Lead in PaCER project for Seniors’ Health Strategic Clinical Network: Meaningful Research for Meaningful Engagement.

Co-lead in

  • knowledge translation KOASK project: Building Partnerships to Improve Care of Early Knee Osteoarthritis Patients: Co Developing a Risk Management Tool

  • qualitative study of participant experience in the Employment Arthritis: Making it Work Study

  • APPROACH: Patient Engagement to Identify Priorities for Shared Decision Making Tools in Cardiac Care

Three PaCER projects relating to creating an optimal model of care for the efficient delivery of appropriate and effective arthritis care (with osteoarthritis patients, rheumatoid arthritis patients and First Nations rheumatoid arthritis patients).

Chelsia Gillis, MSc

Internship Mentor

When research is undertaken with patients as equal partners, superior outcomes are realized.
— Chelsia Gillis

Chelsia was drawn to PaCER after hearing a presentation given by Nancy Marlett and Marlyn Gill.
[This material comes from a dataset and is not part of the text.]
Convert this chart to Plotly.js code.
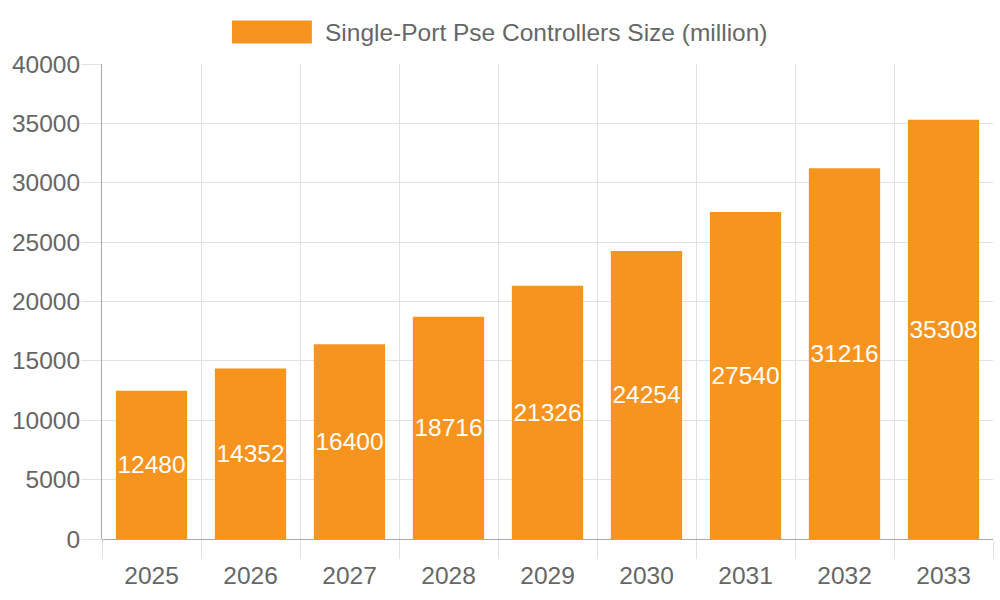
<!DOCTYPE html>
<html>
<head>
<meta charset="utf-8">
<script src="https://cdn.plot.ly/plotly-3.0.1.min.js"></script>
<style>html,body{margin:0;padding:0;background:#fff;}#chart{width:1000px;height:600px;}</style>
</head>
<body>
<div id="chart"></div>
<script>
const years = ["2025","2026","2027","2028","2029","2030","2031","2032","2033"];
const sizes = [12480, 14352, 16400, 18716, 21326, 24254, 27540, 31216, 35308];
const seriesName = "Single-Port Pse Controllers Size (million)";
const yTicks = [0, 5000, 10000, 15000, 20000, 25000, 30000, 35000, 40000];

const barColor = "#f7941f";
const textColor = "#666666";
const gridColor = "#e1e1e1";
const axisColor = "#a8a8a8";
const fontFamily = "'Liberation Sans', Arial, sans-serif";
const fs = 24.5;

const trace = {
  type: "bar",
  x: years,
  y: sizes,
  name: seriesName,
  text: sizes.map(v => String(v)),
  textposition: "inside",
  insidetextanchor: "middle",
  textangle: 0,
  constraintext: "none",
  textfont: {color: "#ffffff", size: fs, family: fontFamily},
  marker: {color: barColor, line: {width: 0}},
  hoverinfo: "x+y",
  showlegend: false
};

const layout = {
  width: 1000,
  height: 600,
  margin: {l: 102, r: 6.5, t: 63.5, b: 60.5, pad: 0},
  paper_bgcolor: "#ffffff",
  plot_bgcolor: "#ffffff",
  bargap: 0.28,
  font: {family: fontFamily, size: fs, color: textColor},
  uniformtext: {mode: "show", minsize: fs},
  xaxis: {
    type: "category",
    tickson: "boundaries",
    showgrid: true,
    gridcolor: gridColor,
    gridwidth: 1,
    ticks: "outside",
    ticklen: 19,
    tickcolor: gridColor,
    tickwidth: 1,
    showline: false,
    zeroline: false,
    ticklabelstandoff: 19,
    tickfont: {size: fs, color: textColor, family: fontFamily},
    fixedrange: true
  },
  yaxis: {
    range: [0, 40000],
    tickvals: yTicks,
    ticktext: yTicks.map(v => String(v)),
    showgrid: true,
    gridcolor: gridColor,
    gridwidth: 1,
    ticks: "outside",
    ticklen: 20,
    tickcolor: gridColor,
    tickwidth: 1,
    showline: true,
    linecolor: axisColor,
    linewidth: 1,
    zeroline: true,
    zerolinecolor: axisColor,
    zerolinewidth: 1,
    ticklabelstandoff: -4,
    tickfont: {size: fs, color: textColor, family: fontFamily},
    fixedrange: true
  },
  shapes: [{
    type: "rect",
    xref: "paper", yref: "paper",
    x0: (232 - 102) / 891.5, x1: (312 - 102) / 891.5,
    y0: 1 + (63.5 - 43) / 476, y1: 1 + (63.5 - 20) / 476,
    fillcolor: barColor,
    line: {width: 0}
  }],
  annotations: [{
    xref: "paper", yref: "paper",
    x: (323 - 102) / 891.5,
    y: 1 + (63.5 - 32) / 476,
    xanchor: "left", yanchor: "middle",
    text: seriesName,
    showarrow: false,
    font: {size: fs, color: textColor, family: fontFamily}
  }]
};

Plotly.newPlot("chart", [trace], layout, {displayModeBar: false, staticPlot: true});
</script>
</body>
</html>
This presentation made her realize that patients were the missing link in her research. Chelsia decided to become a Patient Engagement Researcher and in 2016/2017, she completed a PaCER internship with a project focus on understanding parents’ experiences with stillbirth, sponsored by Alberta Health Service’s Maternal Newborn, Child and Youth Strategic Clinical Network.  As a PaCER graduate and Research Mentor, she is currently working towards creating sustained patient engagement in surgical care settings. 
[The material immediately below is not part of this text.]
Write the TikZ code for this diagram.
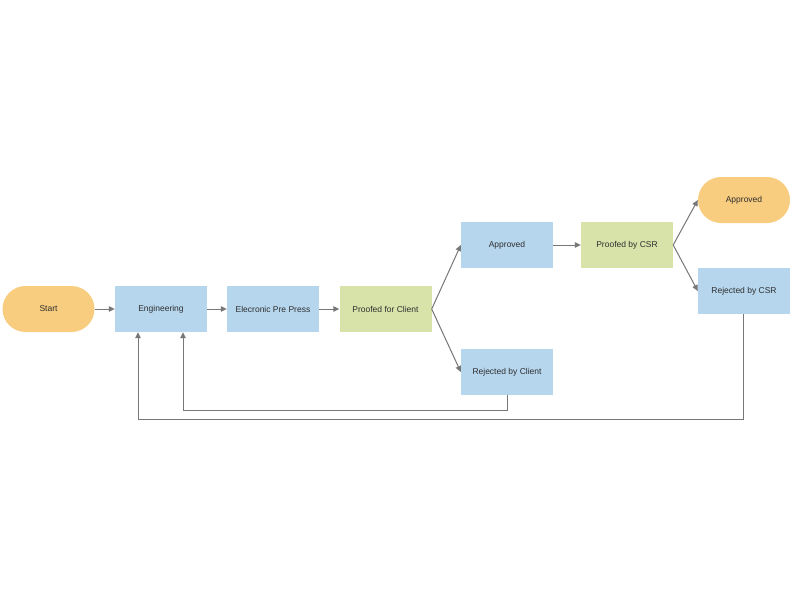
\documentclass[tikz,border=0pt]{standalone}
\usepackage{fontspec}
\setmainfont{Liberation Sans}
\usetikzlibrary{arrows.meta}
\definecolor{termc}{HTML}{F8CD7F}
\definecolor{procc}{HTML}{B6D6EE}
\definecolor{chkc}{HTML}{D7E3A9}
\definecolor{linec}{HTML}{777777}
\definecolor{txtc}{HTML}{2E2E2E}
\begin{document}
\begin{tikzpicture}[x=1pt,y=-1pt,
  box/.style={minimum width=92pt,minimum height=46pt,inner sep=0pt,text=txtc,font=\fontsize{8.5}{10}\selectfont},
  proc/.style={box,fill=procc},
  chk/.style={box,fill=chkc},
  term/.style={box,fill=termc,rounded corners=23pt},
  conn/.style={draw=linec,line width=1pt,-{Triangle[length=6pt,width=5.5pt]}},
  plain/.style={draw=linec,line width=1pt}]
\useasboundingbox (0,0) rectangle (800,600);
\fill[white] (0,0) rectangle (800,600);
\node[term] (start) at (48.5,309) {Start};
\node[proc] (eng) at (161,309) {Engineering};
\node[proc] (epp) at (273,309) {Elecronic Pre Press};
\node[chk] (pfc) at (385.5,309) {Proofed for Client};
\node[proc] (app) at (507,245) {Approved};
\node[proc] (rbc) at (507,372) {Rejected by Client};
\node[chk] (pcsr) at (627,245) {Proofed by CSR};
\node[term] (appf) at (744,200) {Approved};
\node[proc] (rcsr) at (744,291) {Rejected by CSR};
\coordinate (c1) at (507,410);
\coordinate (c2) at (183,410);
\coordinate (c3) at (743,419);
\coordinate (c4) at (138,419);
\draw[conn] (start) -- (eng);
\draw[conn] (eng) -- (epp);
\draw[conn] (epp) -- (pfc);
\draw[conn] (pfc.east) -- (app.west);
\draw[conn] (pfc.east) -- (rbc.west);
\draw[conn] (app) -- (pcsr);
\draw[conn] (pcsr.east) -- (appf.west);
\draw[conn] (pcsr.east) -- (rcsr.west);
\draw[conn] (rbc.south) -- (c1) -- (c2) -- (c2 |- eng.south);
\draw[conn] (rcsr.south -| c3) -- (c3) -- (c4) -- (c4 |- eng.south);
\end{tikzpicture}
\end{document}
Chelsia is a PhD student in the Department of Community Health Sciences at the University of Calgary. She is a Registered Dietitian and completed her MSc at McGill University in Human Nutrition & Dietetics. At McGill University, Chelsia also worked as a Research Associate on studies that readied patients for surgery, a process known as prehabilitation. While Chelsia has worked with patients in her research, through PaCER her approach is to work with patients as partners in research.

Patrizia Ranieri, B.A.

program and COMMUNICATIONS coordinator

My role is to tell the story of this dedicated team of researchers who are working towards a future where patients and their families are fully engaged in their health care experience.
— Patrizia Ranieri

A strategic and multidisciplinary communicator, Patrizia has worked with a wide range of corporations, from publically traded companies to start-ups, leading targeted marketing initiatives.  JoiningPaCER in 2017, she brings more than twenty years of experience in marketing communications and operations support to the program. Her role at PaCER is to provide a seamless operations environment that allows team members to focus on their core research. As well, she is a key resource in communicating the PaCER program vision.
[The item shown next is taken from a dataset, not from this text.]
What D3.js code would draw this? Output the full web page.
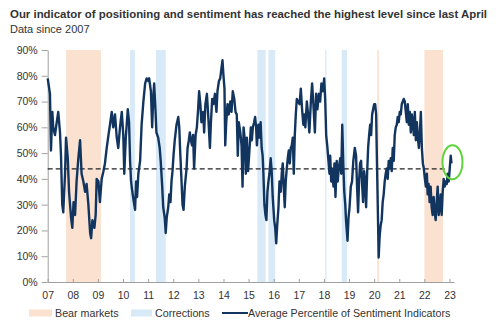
<!DOCTYPE html>
<html>
<head>
<meta charset="utf-8">
<script src="https://cdn.jsdelivr.net/npm/d3@7"></script>
<style>
  body { margin: 0; background: #fff; }
  svg { display: block; font-family: "Liberation Sans", Arial, sans-serif; }
  .axis text { fill: #333; font-size: 10.5px; }
  .axis path, .axis line { stroke: #a0a0a0; }
</style>
</head>
<body>
<svg id="chart" width="500" height="324"></svg>
<script>
// decimal years and average percentile (%)
const dates = [
  2007.00, 2007.03, 2007.09, 2007.13, 2007.185, 2007.22, 2007.29, 2007.36, 2007.42, 2007.49,
  2007.53, 2007.58, 2007.62, 2007.69, 2007.73, 2007.80, 2007.85, 2007.93, 2007.98, 2008.03,
  2008.09, 2008.15, 2008.22, 2008.29, 2008.35, 2008.42, 2008.49, 2008.55, 2008.62, 2008.69,
  2008.73, 2008.78, 2008.86, 2008.91, 2008.95, 2009.02, 2009.08, 2009.15, 2009.22, 2009.28,
  2009.35, 2009.42, 2009.48, 2009.55, 2009.61, 2009.68, 2009.75, 2009.81, 2009.88, 2009.95,
  2010.01, 2010.05, 2010.11, 2010.19, 2010.24, 2010.28, 2010.32, 2010.37, 2010.43, 2010.48,
  2010.52, 2010.56, 2010.61, 2010.68, 2010.74, 2010.81, 2010.88, 2010.94,
  2011.00, 2011.04, 2011.11, 2011.16, 2011.20, 2011.24, 2011.29, 2011.33, 2011.40, 2011.46,
  2011.50, 2011.56, 2011.60, 2011.66, 2011.70, 2011.74, 2011.80, 2011.84, 2011.89, 2011.93,
  2011.97, 2012.01, 2012.06, 2012.13, 2012.20, 2012.24, 2012.27, 2012.33, 2012.37, 2012.41,
  2012.46, 2012.53, 2012.57, 2012.62, 2012.66, 2012.70, 2012.75, 2012.79, 2012.83, 2012.89,
  2012.94, 2012.99, 2013.03, 2013.08, 2013.12, 2013.19, 2013.23, 2013.28, 2013.34, 2013.39,
  2013.46, 2013.50, 2013.55, 2013.60, 2013.66, 2013.72, 2013.76, 2013.82, 2013.87, 2013.92,
  2013.96, 2014.00, 2014.04, 2014.07, 2014.11, 2014.16, 2014.21, 2014.27, 2014.32, 2014.37,
  2014.43, 2014.48, 2014.53, 2014.57, 2014.61, 2014.67, 2014.72, 2014.76, 2014.80, 2014.85,
  2014.89, 2014.93, 2014.98, 2015.04,
  2015.09, 2015.13, 2015.17, 2015.22, 2015.26, 2015.30, 2015.33, 2015.39, 2015.43, 2015.48,
  2015.52, 2015.56, 2015.59, 2015.63, 2015.67, 2015.71, 2015.75, 2015.79, 2015.83, 2015.88,
  2015.92, 2015.96, 2016.02, 2016.06, 2016.10, 2016.14, 2016.19, 2016.23, 2016.28, 2016.32,
  2016.36, 2016.40, 2016.44, 2016.48, 2016.52, 2016.56, 2016.60, 2016.64, 2016.68, 2016.72,
  2016.76, 2016.80, 2016.84, 2016.88, 2016.92, 2016.97, 2017.03, 2017.08, 2017.13, 2017.18,
  2017.22, 2017.26, 2017.32, 2017.37, 2017.42, 2017.48, 2017.53, 2017.58, 2017.64, 2017.69,
  2017.74, 2017.80, 2017.85, 2017.90, 2017.96, 2018.01, 2018.05, 2018.09, 2018.14, 2018.18,
  2018.22, 2018.25, 2018.29, 2018.33, 2018.38, 2018.42, 2018.46, 2018.51, 2018.55, 2018.59,
  2018.65, 2018.69, 2018.73, 2018.77, 2018.81, 2018.85, 2018.88, 2018.94, 2018.98, 2019.02,
  2019.07,
  2019.12, 2019.17, 2019.23, 2019.28, 2019.32, 2019.36, 2019.40, 2019.44, 2019.48, 2019.52,
  2019.56, 2019.60, 2019.64, 2019.68, 2019.72, 2019.76, 2019.80, 2019.84, 2019.88, 2019.92,
  2019.96, 2020.00, 2020.04, 2020.08, 2020.10, 2020.13, 2020.16, 2020.18, 2020.22, 2020.26,
  2020.30, 2020.34, 2020.38, 2020.42, 2020.46, 2020.50, 2020.54, 2020.58, 2020.62, 2020.66,
  2020.70, 2020.74, 2020.78, 2020.82, 2020.86, 2020.90, 2020.94, 2020.98, 2021.02, 2021.06,
  2021.10, 2021.14, 2021.18, 2021.22, 2021.26, 2021.30, 2021.34, 2021.38, 2021.42, 2021.46,
  2021.50, 2021.54, 2021.58, 2021.62, 2021.66, 2021.70, 2021.74, 2021.78, 2021.82, 2021.86,
  2021.90, 2021.94, 2021.98, 2022.02, 2022.06, 2022.10, 2022.13, 2022.17, 2022.21, 2022.25,
  2022.29, 2022.33, 2022.37, 2022.41, 2022.45, 2022.49, 2022.53, 2022.57, 2022.61, 2022.65,
  2022.69, 2022.73, 2022.77, 2022.81, 2022.85, 2022.89, 2022.93, 2022.97, 2023.01, 2023.05,
  2023.08
]
const percentile = [
  79, 77, 73, 51, 66, 60, 57, 62, 66, 58,
  49, 30, 27, 42, 56, 48, 35, 25, 21, 31,
  26, 39, 48, 55, 42, 39, 35, 38, 30, 19,
  17, 24, 21, 26, 40, 39, 31, 40, 43, 46,
  52, 57, 61, 66, 60, 65, 56, 52, 60, 66,
  57, 42, 56, 67, 62, 47, 39, 35, 31, 28,
  39, 33, 42, 47, 61, 70, 77, 79,
  78, 79, 74, 60, 71, 77, 67, 58, 56, 52,
  47, 37, 29, 25, 19, 25, 29, 34, 31, 39,
  43, 49, 55, 61, 64, 60, 52, 39, 30, 28,
  37, 44, 52, 55, 58, 55, 53, 57, 44, 57,
  60, 67, 74, 69, 62, 66, 58, 69, 73, 65,
  52, 62, 71, 69, 73, 66, 74, 78, 79, 83,
  86, 80, 75, 53, 62, 69, 65, 70, 66, 74,
  71, 66, 65, 49, 62, 58, 53, 37, 60, 55,
  42, 56, 43, 52,
  60, 55, 60, 62, 64, 60, 53, 61, 56, 62,
  52, 49, 42, 30, 26, 24, 35, 39, 42, 48,
  43, 33, 24, 21, 15, 22, 29, 39, 35, 42,
  46, 37, 29, 39, 44, 48, 51, 46, 52, 53,
  56, 42, 57, 65, 71, 70, 69, 75, 67, 61,
  65, 60, 70, 65, 58, 70, 77, 69, 58, 73,
  67, 73, 70, 77, 74, 79, 71, 57, 52, 47,
  42, 49, 39, 44, 37, 46, 33, 47, 39, 44,
  48, 42, 61, 46, 35, 30, 24, 16, 25, 29,
  37,
  39, 47, 52, 49, 37, 27, 39, 46, 47, 38,
  31, 43, 39, 29, 42, 52, 57, 61, 57, 65,
  67, 69, 69, 65, 53, 37, 21, 9.5, 18, 22,
  24, 31, 34, 39, 42, 44, 40, 47, 44, 48,
  43, 52, 47, 57, 60, 61, 64, 62, 66, 65,
  69, 70, 71, 70, 66, 62, 69, 61, 66, 58,
  65, 62, 57, 66, 55, 62, 56, 52, 58, 66,
  52, 46, 44, 40, 37, 42, 34, 38, 31, 37,
  29, 26, 33, 27, 24, 31, 37, 26, 29, 34,
  26, 35, 40, 37, 39, 38, 42, 39, 44, 49,
  46
]

const threshold = 43.9

const bearStart = [2007.73, 2020.12, 2022.00]
const bearEnd = [2009.12, 2020.19, 2022.74]
const correctionStart = [2010.28, 2011.31, 2015.35, 2015.79, 2018.05, 2018.71]
const correctionEnd = [2010.47, 2011.70, 2015.68, 2016.06, 2018.10, 2018.92]

const yearTicks = d3.range(2007, 2024)
const percentTicks = d3.range(0, 91, 10)

const BEAR_COLOR = '#fbe2d0'
const CORRECTION_COLOR = '#d8e9f8'
const LINE_COLOR = '#12355f'

const svg = d3.select('#chart')

const x = d3.scaleLinear().domain([2007, 2023.18]).range([47.7, 454])
const y = d3.scaleLinear().domain([0, 90]).range([282, 50])

// title
svg.append('text')
  .attr('x', 10).attr('y', 18)
  .attr('fill', '#333')
  .style('font-size', '11.5px')
  .style('font-weight', 'bold')
  .attr('textLength', 477)
  .attr('lengthAdjust', 'spacingAndGlyphs')
  .text('Our indicator of positioning and sentiment has reached the highest level since last April')

svg.append('text')
  .attr('x', 10).attr('y', 33)
  .attr('fill', '#333')
  .style('font-size', '11px')
  .text('Data since 2007')

// shaded periods
const bands = svg.append('g')
bands.selectAll('rect.bear')
  .data(d3.zip(bearStart, bearEnd))
  .enter()
  .append('rect')
  .attr('class', 'bear')
  .attr('x', d => x(d[0]))
  .attr('width', d => Math.max(1, x(d[1]) - x(d[0])))
  .attr('y', y(90))
  .attr('height', y(0) - y(90))
  .attr('fill', BEAR_COLOR)

bands.selectAll('rect.correction')
  .data(d3.zip(correctionStart, correctionEnd))
  .enter()
  .append('rect')
  .attr('class', 'correction')
  .attr('x', d => x(d[0]))
  .attr('width', d => Math.max(1, x(d[1]) - x(d[0])))
  .attr('y', y(90))
  .attr('height', y(0) - y(90))
  .attr('fill', CORRECTION_COLOR)

// axes
svg.append('g')
  .attr('class', 'axis')
  .attr('transform', `translate(${x(2007)},0)`)
  .call(d3.axisLeft(y).tickValues(percentTicks).tickFormat(d => d + '%').tickSizeInner(6).tickSizeOuter(0).tickPadding(4))

svg.append('g')
  .attr('class', 'axis')
  .attr('transform', `translate(0,${y(0)})`)
  .call(d3.axisBottom(x).tickValues(yearTicks).tickFormat(d => String(d).slice(2)).tickSizeInner(-3).tickSizeOuter(0).tickPadding(10))

// threshold
svg.append('line')
  .attr('x1', x(2007)).attr('x2', x(2022.9))
  .attr('y1', y(threshold)).attr('y2', y(threshold))
  .attr('stroke', '#222')
  .attr('stroke-width', 1.3)
  .attr('stroke-dasharray', '5,3')

// main series
const points = d3.zip(dates, percentile)
const line = d3.line()
  .x(d => x(d[0]))
  .y(d => y(d[1]))

svg.append('path')
  .datum(points)
  .attr('d', line)
  .attr('fill', 'none')
  .attr('stroke', LINE_COLOR)
  .attr('stroke-width', 2.4)
  .attr('stroke-linejoin', 'round')

// highlight the latest reading
const last = points[points.length - 1]
svg.append('ellipse')
  .attr('cx', x(last[0]) + 1)
  .attr('cy', y(46.5))
  .attr('rx', 10)
  .attr('ry', 17)
  .attr('fill', 'none')
  .attr('stroke', '#5ed33a')
  .attr('stroke-width', 2)

// legend
const legend = svg.append('g').style('font-size', '10.7px')
const legendY = 313

legend.append('rect').attr('x', 29).attr('y', legendY - 3.5).attr('width', 23).attr('height', 7).attr('fill', BEAR_COLOR)
legend.append('text').attr('x', 55).attr('y', legendY + 3.8).attr('fill', '#333').text('Bear markets')

legend.append('rect').attr('x', 131).attr('y', legendY - 3.5).attr('width', 21).attr('height', 7).attr('fill', CORRECTION_COLOR)
legend.append('text').attr('x', 155).attr('y', legendY + 3.8).attr('fill', '#333').text('Corrections')

legend.append('line').attr('x1', 222).attr('x2', 248).attr('y1', legendY).attr('y2', legendY).attr('stroke', LINE_COLOR).attr('stroke-width', 2)
legend.append('text').attr('x', 248).attr('y', legendY + 3.8).attr('fill', '#333').text('Average Percentile of Sentiment Indicators')
</script>
</body>
</html>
Patrizia graduated from the University of Calgary in 1984 with a Bachelor of Arts (B.A.). After completing her degree, she continued her studies in the area of Journalism/Communication Arts at SAIT leading to a position as an Account Manager for FWJ Communications, a full service advertising and PR firm based in Calgary.  With a strong foundation developed through her client/ agency collaborations, Patrizia moved to NovAtel GPS where she worked with engineers to build a world-class technology brand and profitable publically traded company. Most recently, she has devoted her time as a marketing writer and editor for companies in the financial, construction, engineering, and apparel industries.